Step 6: Run a 30-Minute Continuous Operation Test
No, not a 5-minute idling check. A full 30 minutes under load—drive forward and reverse on a compacted surface, run vibration at both settings, cycle the remote (if applicable), and test the steering at full articulation.
Watch for:
- Hydraulic oil temperature rise: Should not exceed 80°C (176°F) in moderate ambient temps.
- Excessive vibration in the operator platform or handles (for remote units, the transmitter shouldn't get uncomfortably hot).
- Any warning lights or error codes on the display. I've seen units that threw a code 15 minutes in but looked clean at start-up.
Three things: run time, heat, and noise. In that order. If something's off in the first 15 minutes, it'll fail in the first month.
Step 7: Verify Documentation (The Boring but Necessary Step)
This is where most people stop paying attention. Don't. Missing paperwork means your warranty is worth nothing.
What you need before accepting:
- Type certificate or declaration of conformity (if required in your region)

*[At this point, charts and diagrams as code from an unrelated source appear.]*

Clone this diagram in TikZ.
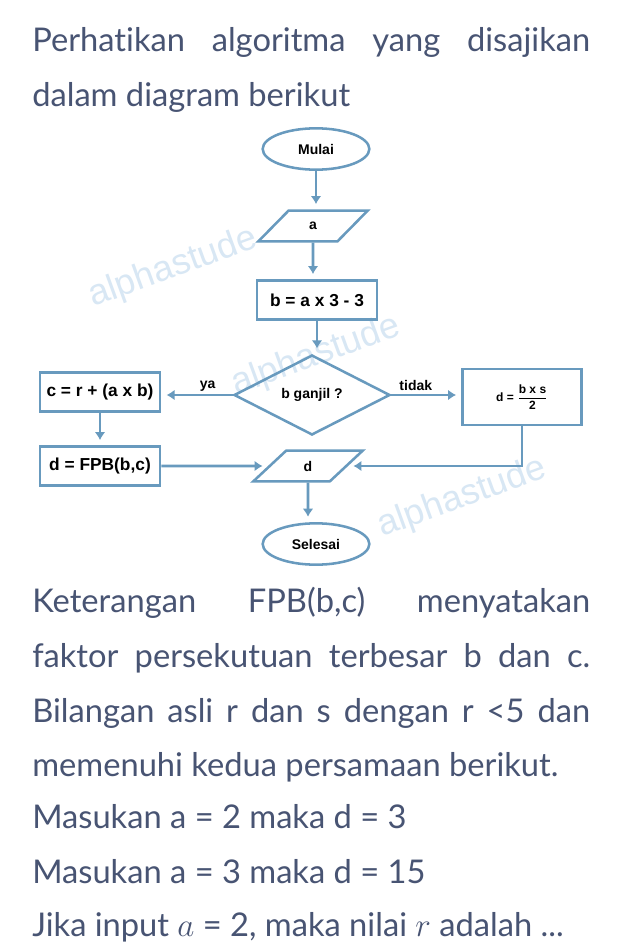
\documentclass[tikz,border=0pt]{standalone}
\usepackage{fontspec}
\setmainfont{Lato}[Ligatures={NoCommon,NoRequired,NoContextual}]
\newfontfamily\arial{Liberation Sans}
\usetikzlibrary{shapes.geometric,arrows.meta}
\definecolor{alur}{RGB}{104,154,190}
\definecolor{teks}{RGB}{72,84,115}
\definecolor{tanda}{RGB}{216,231,244}

\begin{document}
\begin{tikzpicture}[x=0.75pt,y=-0.75pt]

      \tikzset{garis/.style={draw=alur, line width=1.9pt},
      terminal/.style={garis, ellipse, minimum width=80pt, minimum height=31pt, inner sep=0pt, font=\arial\bfseries\fontsize{10.5}{12}\selectfont},
      proses/.style={garis, rectangle, minimum width=90pt, minimum height=29pt, inner sep=0pt, font=\arial\bfseries\fontsize{13}{15}\selectfont},
      io/.style={garis, trapezium, trapezium left angle=58, trapezium right angle=122, trapezium stretches=true, minimum width=82pt, minimum height=23pt, inner sep=0pt, font=\arial\bfseries\fontsize{10.5}{12}\selectfont},
      keputusan/.style={garis, diamond, minimum width=117pt, minimum height=60pt, inner sep=0pt, font=\arial\bfseries\fontsize{10.5}{12}\selectfont},
      panah/.style={alur, line width=1.9pt, -{Latex[length=6pt,width=8pt]}, shorten >=4pt},
      cabang/.style={text=black, font=\arial\bfseries\fontsize{10.5}{12}\selectfont, inner sep=2pt},
      baris/.style={anchor=base west, inner sep=0pt, text=teks, font=\fontsize{24.5}{28}\selectfont},
      watermark/.style={text=tanda, rotate=20, inner sep=0pt, font=\arial\fontsize{27}{30}\selectfont}}

	\fill[white] (0,0) rectangle (634,952);
	\useasboundingbox (0,0) rectangle (634,952);
% Teks atas
	\node[baris] (t1) at (32,52) {\makebox[418.5pt][s]{Perhatikan algoritma yang disajikan}};
	\node[baris] (t2) at (32,107) {dalam diagram berikut};
% Tanda air
	\node[watermark] (wm1) at (173,268) {alphastude};
	\node[watermark] (wm2) at (316,356) {alphastude};
	\node[watermark] (wm3) at (462,498) {alphastude};
% Simpul
	%Kolom tengah
	\node[terminal] (mulai) at (316,149) {Mulai};
	\node[io] (inA) at (313,226) {a};
	\node[proses] (hitungB) at (317,300) {b = a x 3 - 3};
	\node[keputusan] (cek) at (312,395) {b ganjil ?};
	\node[io] (outD) at (308,466) {d};
	\node[terminal] (selesai) at (316,544) {Selesai};
	%Cabang ya
	\node[proses] (hitungC) at (100,392) {c = r + (a x b)};
	\node[proses] (fpb) at (100,466) {d = FPB(b,c)};
	%Cabang tidak
	\node[proses, minimum width=89pt, minimum height=42pt, font=\arial\bfseries\fontsize{9}{10}\selectfont] (hitungD) at (522,397) {d = $\displaystyle\frac{\mbox{b x s}}{\mbox{2}}$};
% Panah
	\draw[panah] (mulai) -- (mulai |- inA.north);
	\draw[panah] (inA) -- (inA |- hitungB.north);
	\draw[panah] (hitungB) -- (hitungB |- cek.north);
	\draw[panah] (cek.west) -- node[cabang, above, pos=0.35] (ya) {ya} (cek.west -| hitungC.east);
	\draw[panah] (cek.east) -- node[cabang, above, pos=0.35] (tidak) {tidak} (cek.east -| hitungD.west);
	\draw[panah] (hitungC) -- (hitungC |- fpb.north);
	\draw[panah] (fpb) -- (outD);
	\draw[panah] (hitungD.south) |- (outD);
	\draw[panah] (outD) -- (outD |- selesai.north);
% Teks bawah
	\node[baris] (t3) at (32,612) {\makebox[418.5pt][s]{Keterangan FPB(b,c) menyatakan}};
	\node[baris] (t4) at (32,667) {\makebox[418.5pt][s]{faktor persekutuan terbesar b dan c.}};
	\node[baris] (t5) at (32,722) {\makebox[418.5pt][s]{Bilangan asli r dan s dengan r <5 dan}};
	\node[baris] (t6) at (32,776) {memenuhi kedua persamaan berikut.};
	\node[baris] (t7) at (32,828) {Masukan a = 2 maka d = 3};
	\node[baris] (t8) at (32,883) {Masukan a = 3 maka d = 15};
	\node[baris] (t9) at (32,936) {Jika input $a$ = 2, maka nilai $r$ adalah ...};

\end{tikzpicture}
\end{document}
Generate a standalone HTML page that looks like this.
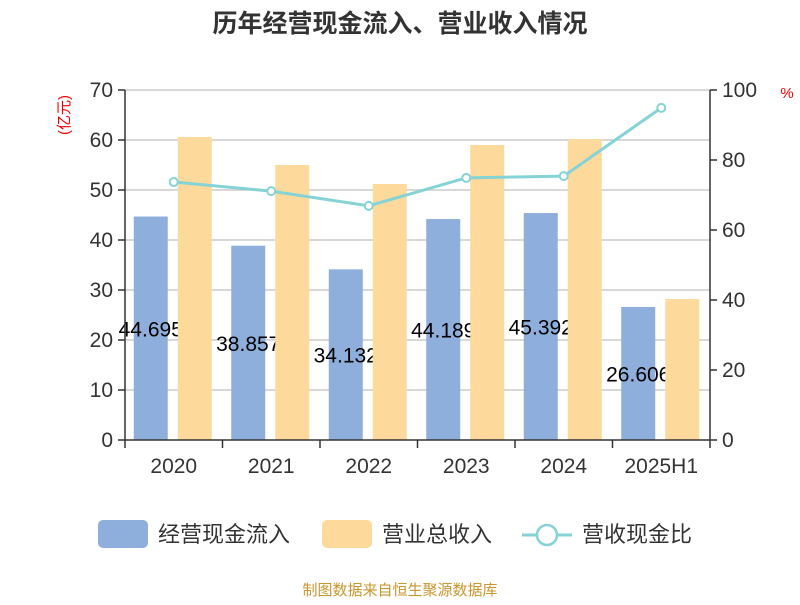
<!DOCTYPE html>
<html><head><meta charset="utf-8"><style>
body{margin:0;background:#fff;}
svg text{font-family:"Liberation Sans","Noto Sans CJK SC",sans-serif;}
</style></head><body>
<svg width="800" height="600" viewBox="0 0 800 600">
<text x="400" y="32" text-anchor="middle" font-size="25" font-weight="bold" fill="#333">历年经营现金流入、营业收入情况</text>
<text transform="translate(69,115) rotate(-90)" text-anchor="middle" font-size="15" fill="#e00">(亿元)</text>
<text x="787" y="98" text-anchor="middle" font-size="15" fill="#e00">%</text>
<g id="grid"></g><g id="bars"></g><g id="labels"></g><g id="bars2"></g><g id="line"></g><g id="axes"></g>
<g>
<rect x="98" y="520" width="50" height="28" rx="5" fill="#8eaedb"/>
<text x="158" y="542" font-size="22" fill="#333">经营现金流入</text>
<rect x="322" y="520" width="50" height="28" rx="5" fill="#fed99c"/>
<text x="382" y="542" font-size="22" fill="#333">营业总收入</text>
<line x1="522" y1="535" x2="572" y2="535" stroke="#85d3d5" stroke-width="3"/>
<circle cx="547" cy="535" r="10" fill="#fff" stroke="#85d3d5" stroke-width="2.5"/>
<text x="582" y="542" font-size="22" fill="#333">营收现金比</text>
</g>
<text x="400" y="595" text-anchor="middle" font-size="15" fill="#c8962c">制图数据来自恒生聚源数据库</text>
</svg>
<script>
const categories=["2020","2021","2022","2023","2024","2025H1"];
const inflow=[44.695,38.857,34.132,44.189,45.392,26.606];
const revenue=[60.6,55.0,51.2,59.0,60.2,28.2];
const ratio=[73.7,71.1,66.9,74.9,75.4,94.9];
const leftTicks=[0,10,20,30,40,50,60,70];
const rightTicks=[0,20,40,60,80,100];
const NS="http://www.w3.org/2000/svg";
const L=125,R=710,T=90,B=440;
const yL=v=>B-(v/70)*(B-T);
const yR=v=>B-(v/100)*(B-T);
const bw=(R-L)/categories.length;
const xc=i=>L+bw*(i+0.5);
function mk(tag,attrs,parent,text){const e=document.createElementNS(NS,tag);for(const k in attrs)e.setAttribute(k,attrs[k]);if(text!=null)e.textContent=text;document.getElementById(parent).appendChild(e);return e;}
leftTicks.forEach(t=>{
 if(t>0){const g=mk('line',{x1:L,x2:R,y1:yL(t),y2:yL(t),stroke:'#ccc','stroke-width':1.5},'grid');
 
 }
 const tk=mk('line',{x1:L-7,x2:L,y1:yL(t),y2:yL(t),stroke:'#333','stroke-width':1.5},'axes');
 
 
 const tx=mk('text',{x:L-12,y:yL(t)+7,'text-anchor':'end','font-size':21,fill:'#333'},'axes',t);
 
 
});
rightTicks.forEach(t=>{
 const tk=mk('line',{x1:R,x2:R+7,y1:yR(t),y2:yR(t),stroke:'#333','stroke-width':1.5},'axes');
 
 
 const tx=mk('text',{x:R+12,y:yR(t)+7,'font-size':21,fill:'#333'},'axes',t);
 
 
});
const la=mk('line',{x1:L,x2:L,y1:T,y2:B,stroke:'#333','stroke-width':1.5},'axes');


const ra=mk('line',{x1:R,x2:R,y1:T,y2:B,stroke:'#333','stroke-width':1.5},'axes');


const xa=mk('line',{x1:L,x2:R,y1:B,y2:B,stroke:'#333','stroke-width':1.5},'axes');


for(let i=0;i<=categories.length;i++){
 const tk=mk('line',{x1:L+bw*i,x2:L+bw*i,y1:B,y2:B+8,stroke:'#333','stroke-width':1.5},'axes');
 
 
}
categories.forEach((c,i)=>{
 const tx=mk('text',{x:xc(i),y:B+33,'text-anchor':'middle','font-size':21,fill:'#333'},'axes',c);
 
 
 const b=mk('rect',{x:xc(i)-40,y:yL(inflow[i]),width:34,height:B-yL(inflow[i]),fill:'#8eaedb'},'bars');
 
 
 const lb=mk('text',{x:xc(i)-23,y:(yL(inflow[i])+B)/2+8,'text-anchor':'middle','font-size':21,fill:'#000'},'labels',inflow[i].toFixed(3));
 
 
 const o=mk('rect',{x:xc(i)+4,y:yL(revenue[i]),width:34,height:B-yL(revenue[i]),fill:'#fed99c'},'bars2');
 
 
});
const pl=mk('polyline',{points:ratio.map((v,i)=>xc(i)+','+yR(v)).join(' '),fill:'none',stroke:'#85d3d5','stroke-width':3},'line');


ratio.forEach((v,i)=>{
 const c=mk('circle',{cx:xc(i),cy:yR(v),r:4,fill:'#fff',stroke:'#85d3d5','stroke-width':2},'line');
 
 
});
</script>
</body></html>
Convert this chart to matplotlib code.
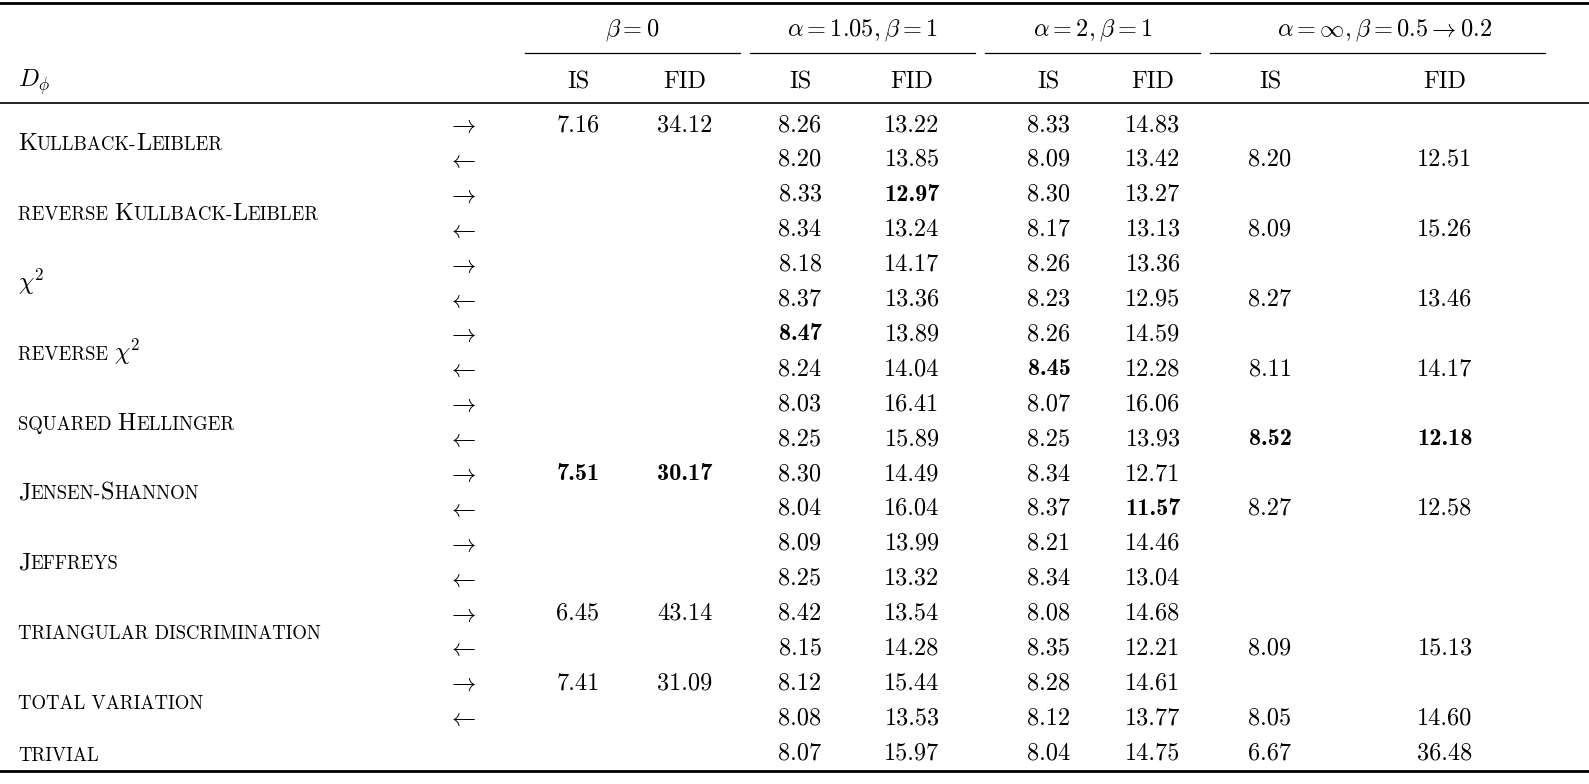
import matplotlib
matplotlib.use("Agg")
import matplotlib.pyplot as plt

plt.rcParams['mathtext.fontset'] = 'cm'
plt.rcParams['axes.unicode_minus'] = False

groups = [r'$\beta = 0$', r'$\alpha = 1.05, \beta = 1$', r'$\alpha = 2, \beta = 1$', r'$\alpha = \infty, \beta = 0.5 \rightarrow 0.2$']
subcols = ['IS', 'FID'] * 4
divergences = [
    [("K", "ULLBACK-"), ("L", "EIBLER")],
    [("", "REVERSE "), ("K", "ULLBACK-"), ("L", "EIBLER")],
    "chi2",
    "rchi2",
    [("", "SQUARED "), ("H", "ELLINGER")],
    [("J", "ENSEN-"), ("S", "HANNON")],
    [("J", "EFFREYS")],
    [("", "TRIANGULAR DISCRIMINATION")],
    [("", "TOTAL VARIATION")],
    [("", "TRIVIAL")],
]
N = None
rows = [
    [7.16, 34.12, 8.26, 13.22, 8.33, 14.83, N, N],
    [N, N, 8.20, 13.85, 8.09, 13.42, 8.20, 12.51],
    [N, N, 8.33, 12.97, 8.30, 13.27, N, N],
    [N, N, 8.34, 13.24, 8.17, 13.13, 8.09, 15.26],
    [N, N, 8.18, 14.17, 8.26, 13.36, N, N],
    [N, N, 8.37, 13.36, 8.23, 12.95, 8.27, 13.46],
    [N, N, 8.47, 13.89, 8.26, 14.59, N, N],
    [N, N, 8.24, 14.04, 8.45, 12.28, 8.11, 14.17],
    [N, N, 8.03, 16.41, 8.07, 16.06, N, N],
    [N, N, 8.25, 15.89, 8.25, 13.93, 8.52, 12.18],
    [7.51, 30.17, 8.30, 14.49, 8.34, 12.71, N, N],
    [N, N, 8.04, 16.04, 8.37, 11.57, 8.27, 12.58],
    [N, N, 8.09, 13.99, 8.21, 14.46, N, N],
    [N, N, 8.25, 13.32, 8.34, 13.04, N, N],
    [6.45, 43.14, 8.42, 13.54, 8.08, 14.68, N, N],
    [N, N, 8.15, 14.28, 8.35, 12.21, 8.09, 15.13],
    [7.41, 31.09, 8.12, 15.44, 8.28, 14.61, N, N],
    [N, N, 8.08, 13.53, 8.12, 13.77, 8.05, 14.60],
    [N, N, 8.07, 15.97, 8.04, 14.75, 6.67, 36.48],
]
bold = {(2, 3), (6, 2), (7, 4), (9, 6), (9, 7), (10, 0), (10, 1), (11, 5)}

W, H = 1589, 784
fig = plt.figure(figsize=(W/100, H/100), dpi=100)
ax = fig.add_axes([0, 0, 1, 1])
ax.set_xlim(0, W); ax.set_ylim(H, 0); ax.axis('off')

FS = 17.5
SC = 13.5
col_x = [578, 685, 800, 912, 1049, 1153, 1270, 1445]
grp_x = [632, 862, 1093, 1385]
grp_span = [(525, 740), (750, 975), (985, 1200), (1210, 1545)]

ax.plot([0, W], [3, 3], color='black', lw=2.0)
ax.plot([0, W], [103, 103], color='black', lw=1.2)
ax.plot([0, W], [771, 771], color='black', lw=2.0)
for (a, b) in grp_span:
    ax.plot([a, b], [53, 53], color='black', lw=0.9)
for g, x in zip(groups, grp_x):
    ax.text(x, 30, g, fontsize=FS, ha='center', va='center')
for s, x in zip(subcols, col_x):
    ax.text(x, 82, s, fontsize=FS, ha='center', va='center', family='cmr10')
ax.text(18, 82, r'$D_\phi$', fontsize=FS, ha='left', va='center')

y0, dy = 125, 34.9
fig.canvas.draw()
r = fig.canvas.get_renderer()
inv = ax.transData.inverted()

def put(x, y, s, fs, **kw):
    t = ax.text(x, y, s, fontsize=fs, ha='left', va='baseline', **kw)
    bb = t.get_window_extent(r)
    return inv.transform((bb.x1, 0))[0]

for i, d in enumerate(divergences):
    ri = 2 * i
    if d == [("", "TRIVIAL")]:
        yc = y0 + ri * dy
    else:
        yc = y0 + (ri + 0.5) * dy
    base = yc + 8
    x = 18
    if d == "chi2":
        ax.text(x, yc, r'$\chi^2$', fontsize=FS, ha='left', va='center')
    elif d == "rchi2":
        x = put(x, base, "REVERSE ", SC, family='cmr10')
        ax.text(x, yc, r'$\chi^2$', fontsize=FS, ha='left', va='center')
    else:
        for big, small in d:
            if big:
                x = put(x, base, big, FS, family='cmr10')
            x = put(x, base, small, SC, family='cmr10')

for ri, row in enumerate(rows):
    y = y0 + ri * dy
    if ri < 18:
        ax.text(462, y, r'$\rightarrow$' if ri % 2 == 0 else r'$\leftarrow$', fontsize=FS, ha='center', va='center')
    for ci, v in enumerate(row):
        if v is None:
            continue
        b = (ri, ci) in bold
        ax.text(col_x[ci], y, f"{v:.2f}", fontsize=FS, ha='center', va='center',
                family='cmb10' if b else 'cmr10')

fig.savefig('out.png', dpi=100)
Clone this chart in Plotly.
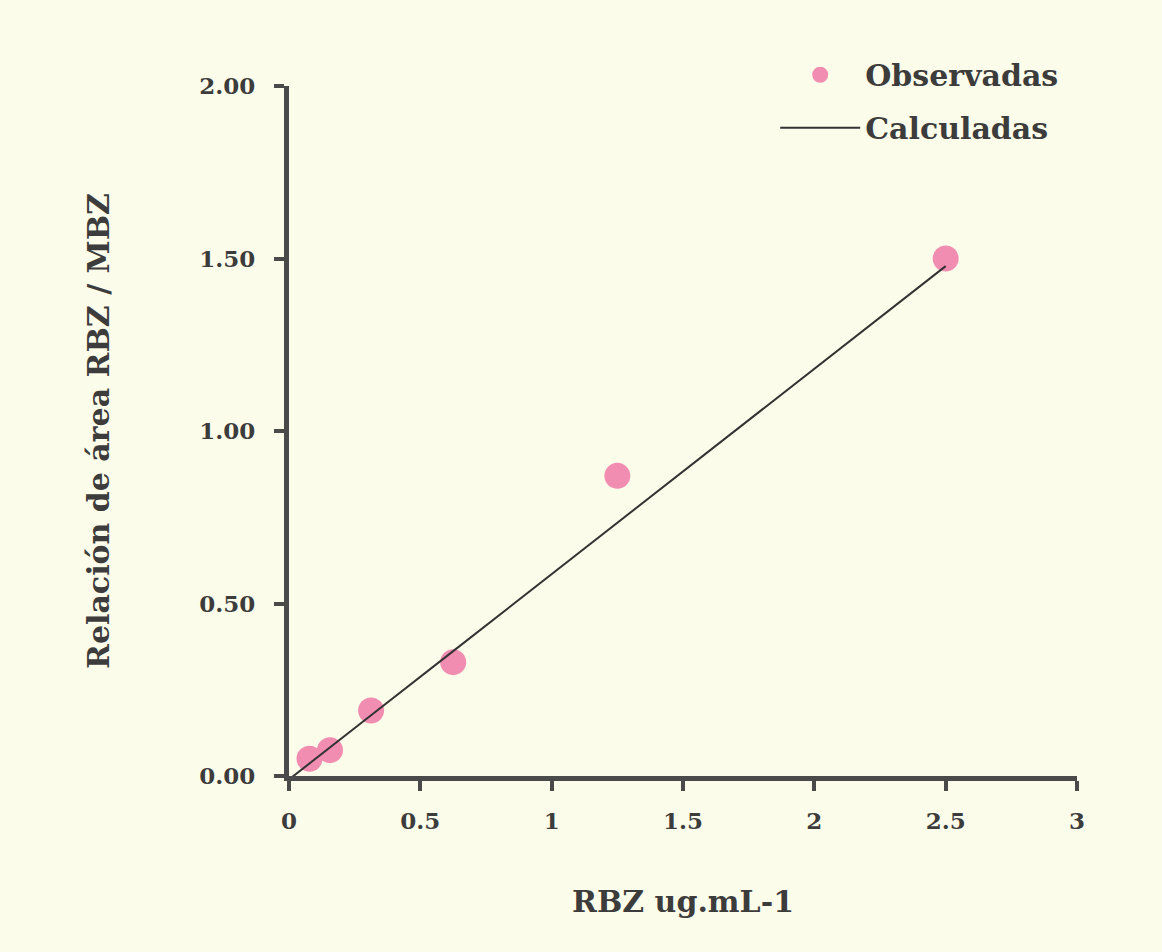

- Warranty registration form (filled and submitted)
- Maintenance schedule in your language
- Parts list with OEM part numbers
Per FTC guidelines (ftc.gov), any claim of 'industry standard' performance should be substantiated. If the vendor says "this meets all relevant standards," ask which ones, and get the cert number. I've rejected first deliveries on $18,000 projects because the compliance doc was missing. The vendor redid it. Simple.
Common Mistakes I Still See
- Trusting 'factory calibrated' without proof: A calibration sticker is not the same as a test report. Ask for the date and the standard used.
- Skipping the remote range test: For remote sheepsfoot rollers, this is the #1 field complaint. Don't learn this one the hard way.
- Assuming all small smooth drum rollers are the same: They aren't. Drum thickness, bearing quality, and pump capacity vary widely even within the same price bracket. Check the spec line by line.
Not ideal, but workable. That's what a safe purchase looks like after you've done the checklist. Better than dealing with a $4,500 repair bill three months in.